My problem isn’t really about the tutorializing, although I agree it didn’t do that. I just don’t like busywork in games. I could play a MMO for that.

Errr… it does. There’s a quest chain involving a recipe specifically for cold resistance. Which also gives the cold resist doublet.

It doesn’t make you do that quest though. Completely skip-able. My brother basically almost stopped playing he was so frustrated by the cold damage in that region.

It doesn’t make you do anything. That’s part of what I love about it. It’s all there to find if you explore and observe.

Me too! But, it definitely doesn’t force you to learn things to make the game less frustrating. I think we are all used to games teaching us every skill we need to know to succeed, BOTW doesn’t.

Yeah, that’s the thing. The Zelda games are all about solving puzzles. In this game almost everything is a puzzle of some kind, including the game mechanics and functionality. :)

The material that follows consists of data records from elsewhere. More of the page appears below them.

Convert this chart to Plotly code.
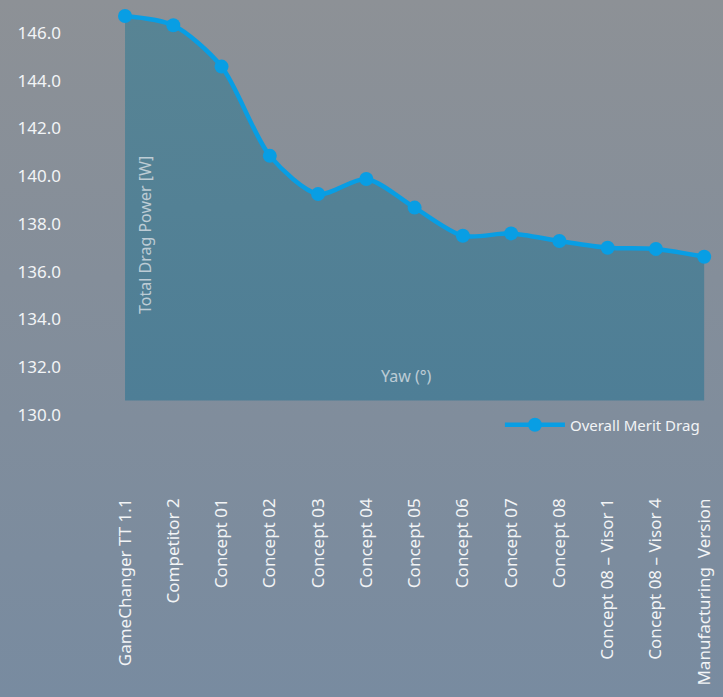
import plotly.graph_objects as go

# ---- data ----
categories = [
    "GameChanger TT 1.1", "Competitor 2", "Concept 01", "Concept 02",
    "Concept 03", "Concept 04", "Concept 05", "Concept 06", "Concept 07",
    "Concept 08", "Concept 08 – Visor 1", "Concept 08 – Visor 4",
    "Manufacturing  Version",
]
overall_merit_drag = [146.71, 146.32, 144.59, 140.85, 139.25, 139.88, 138.68,
                      137.50, 137.60, 137.28, 137.00, 136.95, 136.62]
fill_base = 130.6
y_ticks = [130, 132, 134, 136, 138, 140, 142, 144, 146]

W, H = 723, 697
FONT = "Noto Sans"
LINE_BLUE = "rgb(8,158,228)"

fig = go.Figure()

# background gradient panel (whole page)
fig.add_trace(go.Scatter(
    x=[0, 1, 1, 0, 0], y=[0, 0, 1, 1, 0], xaxis="x", yaxis="y",
    mode="lines", line=dict(width=0), fill="toself",
    fillgradient=dict(type="vertical",
                      colorscale=[[0, "rgb(120,139,160)"], [0.6, "rgb(132,142,154)"], [1, "rgb(141,145,150)"]]),
    hoverinfo="skip", showlegend=False,
))

# baseline for area fill
fig.add_trace(go.Scatter(
    x=categories, y=[fill_base] * len(categories), xaxis="x2", yaxis="y2",
    mode="lines", line=dict(width=0), hoverinfo="skip", showlegend=False,
))

# main series
fig.add_trace(go.Scatter(
    x=categories, y=overall_merit_drag, xaxis="x2", yaxis="y2",
    name="Overall Merit Drag", showlegend=False,
    mode="lines+markers",
    line=dict(color=LINE_BLUE, width=4.5, shape="spline", smoothing=0.8),
    marker=dict(color=LINE_BLUE, size=14),
    fill="tonexty",
    fillgradient=dict(type="vertical",
                      colorscale=[[0, "rgb(78,126,150)"], [1, "rgb(88,132,148)"]]),
))

# legend entry (line + marker only)
fig.add_trace(go.Scatter(
    x=[None], y=[None], xaxis="x2", yaxis="y2",
    name="Overall Merit Drag", mode="lines+markers",
    line=dict(color=LINE_BLUE, width=4.5),
    marker=dict(color=LINE_BLUE, size=14),
))

fig.update_layout(
    width=W, height=H,
    margin=dict(l=0, r=0, t=0, b=0),
    paper_bgcolor="rgb(128,140,155)",
    plot_bgcolor="rgba(0,0,0,0)",
    font=dict(family=FONT, color="rgb(242,244,246)"),
    xaxis=dict(domain=[0, 1], range=[0, 1], visible=False, fixedrange=True),
    yaxis=dict(domain=[0, 1], range=[0, 1], visible=False, fixedrange=True),
    xaxis2=dict(
        domain=[62 / W, 1], anchor="y2",
        type="category", range=[-1.306, 12.39],
        showgrid=False, zeroline=False, showline=False, ticks="",
        tickangle=-90, tickfont=dict(size=17, color="rgb(242,244,246)"),
        ticklabelstandoff=6,
        automargin=False,
    ),
    yaxis2=dict(
        domain=[209 / H, 1], anchor="x2",
        range=[126.93, 147.38],
        tickvals=y_ticks, tickformat=".1f",
        showgrid=False, zeroline=False, showline=False, ticks="",
        tickfont=dict(size=17, color="rgb(242,244,246)"),
        automargin=False,
    ),
    legend=dict(
        x=0.975, xanchor="right", y=1 - 425 / H, yanchor="middle",
        bgcolor="rgba(0,0,0,0)", itemwidth=60,
        font=dict(size=15, color="rgb(242,244,246)"),
    ),
    showlegend=True,
    annotations=[
        dict(text="Total Drag Power [W]", xref="paper", yref="paper",
             x=145 / W, y=1 - 235 / H, xanchor="center", yanchor="middle",
             textangle=-90, showarrow=False,
             font=dict(size=16, color="rgba(225,230,235,0.75)")),
        dict(text="Yaw (°)", xref="paper", yref="paper",
             x=406 / W, y=1 - 376 / H, xanchor="center", yanchor="middle",
             showarrow=False,
             font=dict(size=16, color="rgba(225,230,235,0.75)")),
    ],
)

fig.write_html(
    "out.html",
    config={"displayModeBar": False},
    post_script="document.body.style.margin='0';document.body.style.overflow='hidden';",
)
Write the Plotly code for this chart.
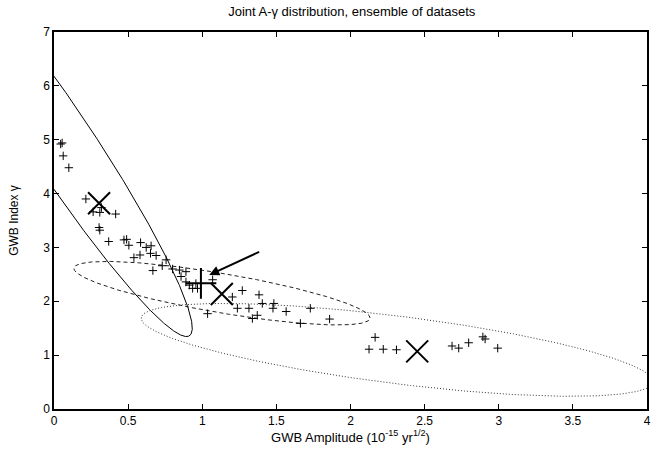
import numpy as np
import plotly.graph_objects as go

# ---- data: ensemble of dataset estimates (A, gamma) ----
amp = [0.045, 0.055, 0.062, 0.10, 0.215, 0.264, 0.309, 0.32, 0.416, 0.304, 0.309,
       0.369, 0.472, 0.49, 0.505, 0.584, 0.622, 0.655, 0.651, 0.689, 0.539, 0.58,
       0.667, 0.73, 0.756, 0.80, 0.846, 0.89, 0.857, 0.89, 0.913, 0.935, 0.957, 0.968,
       1.07, 1.27, 1.383, 1.405, 1.483, 1.477, 1.203, 1.237, 1.315, 1.566, 1.729,
       1.036, 1.338, 1.371, 1.662, 1.859, 2.166, 2.125, 2.221, 2.31, 2.685, 2.73,
       2.797, 2.893, 2.908, 2.993]
gam = [4.92, 4.94, 4.70, 4.48, 3.90, 3.66, 3.65, 3.74, 3.62, 3.37, 3.32,
       3.11, 3.14, 3.15, 3.04, 3.09, 3.00, 3.03, 2.89, 2.85, 2.81, 2.86,
       2.57, 2.66, 2.77, 2.60, 2.58, 2.55, 2.46, 2.36, 2.30, 2.24, 2.33, 2.24,
       2.40, 2.20, 2.12, 1.96, 1.96, 1.87, 2.08, 1.87, 1.87, 1.81, 1.87,
       1.77, 1.68, 1.74, 1.59, 1.67, 1.33, 1.11, 1.11, 1.10, 1.17, 1.13,
       1.23, 1.34, 1.30, 1.13]

# big X markers (ensemble means) and big plus
bigx_amp = [0.304, 1.132, 2.45]
bigx_gam = [3.82, 2.135, 1.07]
plus_amp = [0.991]
plus_gam = [2.334]

# arrow: tail and head (data coords)
arrow_tail = [1.394, 2.93]
arrow_head = [1.047, 2.49]

# ellipse parameters: x = cx + ax cos t + bx sin t ; y = cy + ay cos t + by sin t
ell_cx = [0.048, 1.133, 2.315]
ell_cy = [4.945, 2.15, 1.098]
ell_ax = [-0.846, 0.999, 1.727]
ell_bx = [0.259, 0.0, 0.0]
ell_ay = [3.6, -0.46, -0.587]
ell_by = [0.0, 0.37, 0.632]
ell_dash = ["solid", "4px,3px", "1px,2px"]
ell_color = ["#000000", "#222222", "#333333"]

xticks = [0, 0.5, 1, 1.5, 2, 2.5, 3, 3.5, 4]
yticks = [0, 1, 2, 3, 4, 5, 6, 7]

fig = go.Figure()

t = np.linspace(0, 2 * np.pi, 721)
for i in range(3):
    ex = ell_cx[i] + ell_ax[i] * np.cos(t) + ell_bx[i] * np.sin(t)
    ey = ell_cy[i] + ell_ay[i] * np.cos(t) + ell_by[i] * np.sin(t)
    fig.add_trace(go.Scatter(x=ex, y=ey, mode="lines",
                             line=dict(color=ell_color[i], width=1, dash=ell_dash[i]),
                             hoverinfo="skip", showlegend=False))

fig.add_trace(go.Scatter(x=amp, y=gam, mode="markers",
                         marker=dict(symbol="cross-thin", size=6,
                                     line=dict(color="black", width=1)),
                         showlegend=False, cliponaxis=True))
fig.add_trace(go.Scatter(x=bigx_amp, y=bigx_gam, mode="markers",
                         marker=dict(symbol="x-thin", size=22,
                                     line=dict(color="black", width=2)),
                         showlegend=False))
fig.add_trace(go.Scatter(x=plus_amp, y=plus_gam, mode="markers",
                         marker=dict(symbol="cross-thin", size=22,
                                     line=dict(color="black", width=2)),
                         showlegend=False))

fig.add_annotation(x=arrow_head[0], y=arrow_head[1], ax=arrow_tail[0], ay=arrow_tail[1],
                   xref="x", yref="y", axref="x", ayref="y", showarrow=True,
                   arrowhead=2, arrowsize=1, arrowwidth=2, arrowcolor="black", text="")

font = dict(family="Liberation Sans, Arial, sans-serif", size=12, color="black")
axis_common = dict(showline=True, linecolor="black", linewidth=1.5, mirror="ticks",
                   ticks="inside", ticklen=5, tickwidth=1, tickcolor="black",
                   showgrid=False, zeroline=False, tickfont=font)

fig.update_layout(
    width=655, height=451,
    margin=dict(l=54, r=4, t=32, b=42),
    paper_bgcolor="white", plot_bgcolor="white",
    font=font,
    title=dict(text="Joint A-γ distribution, ensemble of datasets", x=0.537, xanchor="center",
               y=0.975, yanchor="middle",
               font=dict(family="Liberation Sans, Arial, sans-serif", size=13, color="black")),
    xaxis=dict(range=[0, 4], tickvals=xticks, ticktext=[f"{v:g}" for v in xticks],
               title=dict(text="GWB Amplitude (10<sup>-15</sup> yr<sup>1/2</sup>)", standoff=5,
                          font=dict(family="Liberation Sans, Arial, sans-serif", size=13, color="black")),
               **axis_common),
    yaxis=dict(range=[0, 7], tickvals=yticks,
               title=dict(text="GWB Index γ", standoff=22, font=font),
               **axis_common),
)

fig.write_html("out.html")
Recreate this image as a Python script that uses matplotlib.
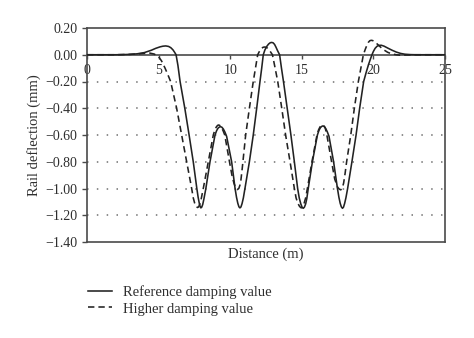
import matplotlib
matplotlib.use("Agg")
import matplotlib.pyplot as plt

plt.rcParams['font.family'] = ['Liberation Serif', 'DejaVu Serif']
plt.rcParams['axes.unicode_minus'] = True

# Rail deflection along the track (m, mm), reference damping
ref_x = [0.0, 1.0, 2.0, 2.5, 3.0, 3.5, 4.0, 4.5, 4.8, 5.1, 5.3, 5.5, 5.7,
         5.85, 6.0, 6.12, 6.22, 6.35, 6.5, 6.83, 7.13, 7.42, 7.67, 7.76,
         7.84, 7.9, 7.95, 8.01, 8.08, 8.17, 8.3, 8.59, 8.94, 9.05, 9.15,
         9.25, 9.33, 9.42, 9.52, 9.63, 9.75, 10.1, 10.34, 10.44, 10.53, 10.61,
         10.68, 10.75, 10.83, 10.92, 11.03, 11.34, 11.61, 11.85, 12.08, 12.2,
         12.31, 12.42, 12.55, 12.68, 12.8, 12.9, 13.0, 13.1, 13.2, 13.3,
         13.45, 13.58, 13.72, 13.98, 14.24, 14.48, 14.71, 14.82, 14.93, 15.02,
         15.1, 15.18, 15.27, 15.35, 15.45, 15.74, 16.09, 16.2, 16.3, 16.4,
         16.48, 16.57, 16.67, 16.78, 16.9, 17.22, 17.49, 17.59, 17.68, 17.76,
         17.84, 17.91, 17.99, 18.08, 18.2, 18.5, 18.79, 19.04, 19.32, 19.5,
         19.67, 19.8, 19.9, 20.0, 20.12, 20.25, 20.38, 20.55, 20.75, 21.0,
         21.3, 21.6, 21.9, 22.2, 22.6, 23.0, 25.0]
ref_y = [0.0, 0.0, 0.0, 0.001, 0.003, 0.007, 0.016, 0.034, 0.048, 0.059,
         0.064, 0.066, 0.062, 0.053, 0.037, 0.018, 0.0, -0.08, -0.2, -0.4,
         -0.6, -0.8, -1.0, -1.065, -1.11, -1.135, -1.145, -1.14, -1.12,
         -1.075, -1.0, -0.8, -0.6, -0.568, -0.549, -0.54, -0.538, -0.542,
         -0.555, -0.578, -0.61, -0.8, -1.0, -1.065, -1.11, -1.137, -1.145,
         -1.138, -1.112, -1.07, -1.0, -0.8, -0.6, -0.4, -0.2, -0.1, 0.0,
         0.035, 0.062, 0.08, 0.09, 0.092, 0.089, 0.077, 0.056, 0.032, 0.0,
         -0.1, -0.2, -0.4, -0.6, -0.8, -1.0, -1.07, -1.115, -1.14, -1.148,
         -1.14, -1.115, -1.075, -1.0, -0.8, -0.6, -0.565, -0.545, -0.535,
         -0.532, -0.537, -0.552, -0.576, -0.61, -0.8, -1.0, -1.065, -1.11,
         -1.137, -1.148, -1.14, -1.112, -1.07, -1.0, -0.8, -0.6, -0.4, -0.2,
         -0.13, -0.07, -0.03, 0.0, 0.025, 0.048, 0.063, 0.07, 0.071, 0.064,
         0.05, 0.034, 0.02, 0.01, 0.004, 0.001, 0.0, 0.0]

# Rail deflection along the track (m, mm), higher damping
high_x = [0.0, 1.0, 2.0, 3.0, 3.5, 4.0, 4.4, 4.7, 5.0, 5.2, 5.45, 5.65, 5.84,
          6.26, 6.61, 6.96, 7.31, 7.42, 7.52, 7.62, 7.72, 7.8, 7.88, 7.98,
          8.12, 8.47, 8.82, 8.93, 9.03, 9.12, 9.2, 9.29, 9.39, 9.5, 9.62,
          9.95, 10.12, 10.26, 10.38, 10.5, 10.6, 10.68, 10.75, 10.84, 11.08,
          11.34, 11.61, 11.92, 12.05, 12.18, 12.3, 12.42, 12.55, 12.68, 12.8,
          12.95, 13.1, 13.32, 13.6, 13.87, 14.18, 14.48, 14.6, 14.72, 14.85,
          14.96, 15.05, 15.15, 15.27, 15.39, 15.71, 16.06, 16.17, 16.27, 16.36,
          16.44, 16.53, 16.63, 16.75, 17.08, 17.3, 17.5, 17.62, 17.72, 17.82,
          17.92, 18.02, 18.13, 18.42, 18.67, 18.95, 19.3, 19.43, 19.55, 19.65,
          19.75, 19.85, 19.95, 20.05, 20.2, 20.34, 20.55, 20.75, 21.0, 21.3,
          21.6, 21.9, 22.3, 23.0, 25.0]
high_y = [0.0, 0.0, 0.0, 0.003, 0.006, 0.01, 0.012, 0.005, -0.015, -0.045,
          -0.1, -0.15, -0.2, -0.4, -0.6, -0.8, -1.0, -1.07, -1.11, -1.135,
          -1.142, -1.137, -1.115, -1.075, -1.0, -0.8, -0.6, -0.562, -0.54,
          -0.528, -0.525, -0.53, -0.545, -0.567, -0.6, -0.8, -0.9, -0.96,
          -0.995, -1.008, -1.0, -0.975, -0.935, -0.85, -0.6, -0.4, -0.2, 0.0,
          0.027, 0.047, 0.056, 0.058, 0.054, 0.04, 0.024, 0.0, -0.08, -0.2,
          -0.4, -0.6, -0.8, -1.0, -1.07, -1.11, -1.135, -1.145, -1.14, -1.115,
          -1.07, -1.0, -0.8, -0.6, -0.562, -0.54, -0.528, -0.525, -0.53,
          -0.545, -0.6, -0.8, -0.93, -0.99, -1.005, -1.01, -1.0, -0.96, -0.89,
          -0.8, -0.6, -0.4, -0.2, 0.0, 0.04, 0.072, 0.093, 0.105, 0.108,
          0.106, 0.1, 0.087, 0.073, 0.052, 0.035, 0.018, 0.006, 0.0, -0.004,
          -0.002, 0.0, 0.0]

x_ticks = [0, 5, 10, 15, 20, 25]
y_ticks = [0.20, 0.00, -0.20, -0.40, -0.60, -0.80, -1.00, -1.20, -1.40]
grid_levels = [-0.20, -0.40, -0.60, -0.80, -1.00, -1.20]

ink = '#222222'
frame = '#4a4a4a'
text_col = '#2e2e2e'

fig = plt.figure(figsize=(4.74, 3.38), dpi=100)
ax = fig.add_axes([87 / 474, 1 - 242 / 338, 358 / 474, 214 / 338])

for g in grid_levels:
    ax.axhline(g, color='#7a7a7a', lw=1.2, linestyle=(0, (0.9, 5)), zorder=1)

l1, = ax.plot(ref_x, ref_y, color=ink, lw=1.15, zorder=3,
              label='Reference damping value')
l2, = ax.plot(high_x, high_y, color=ink, lw=1.15, linestyle=(0, (4, 2.5)),
              zorder=3, label='Higher damping value')

ax.set_xlim(0, 25)
ax.set_ylim(-1.40, 0.20)

# x axis runs along the zero line; the box is closed at the bottom edge
ax.spines['bottom'].set_position(('data', 0.0))
for s in ax.spines.values():
    s.set_color(frame)
    s.set_linewidth(1.2)
ax.axhline(-1.40, color=frame, lw=1.2, clip_on=False, zorder=4)

ax.set_xticks(x_ticks)
ax.set_xticklabels([str(v) for v in x_ticks])
ax.set_yticks(y_ticks)
ax.set_yticklabels([f"{v:.2f}".replace('-', '\u2212') for v in y_ticks])
ax.tick_params(axis='x', direction='out', length=3, width=1.0, color=frame,
               pad=4, labelsize=10, labelcolor=text_col)
ax.tick_params(axis='y', direction='out', length=3.5, width=1.0, color=frame,
               pad=3.5, labelsize=10, labelcolor=text_col)

ax.set_ylabel('Rail deflection (mm)', fontsize=10.5, color=text_col,
              labelpad=3)
fig.text(266 / 474, 1 - 254 / 338, 'Distance (m)', ha='center', va='center',
         fontsize=10.5, color=text_col)

fig.legend(handles=[l1, l2], loc='upper left',
           bbox_to_anchor=(76 / 474, 1 - 274 / 338), frameon=False,
           fontsize=10.5, handlelength=1.7, handletextpad=0.7,
           labelspacing=0.2, borderpad=0.3, labelcolor=text_col)

fig.savefig('out.png', dpi=100, facecolor='white')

Yeah like I said not terribly upset about the lack of a tutorial, I just didn’t enjoy the busywork.

The distinction between “hot weather” and “lava” gear was pretty poorly communicated. However, they made a big big deal of having the fireproof potions before going up Death Mountain (at the stables on the way up), so I feel like they did prepare you for it, even if you didn’t quite understand that there was a difference.

This is what turned me off of the game. It didn’t feel like an adventure or exploring. Every crest of a hill or new Orc camp was a vignette puzzle complete with gear that expired so puzzles truely reset as you wandered. Except hearts and stamina, there was no sense of continuity to me. It was an endless chain of 10 minute gameplay loops.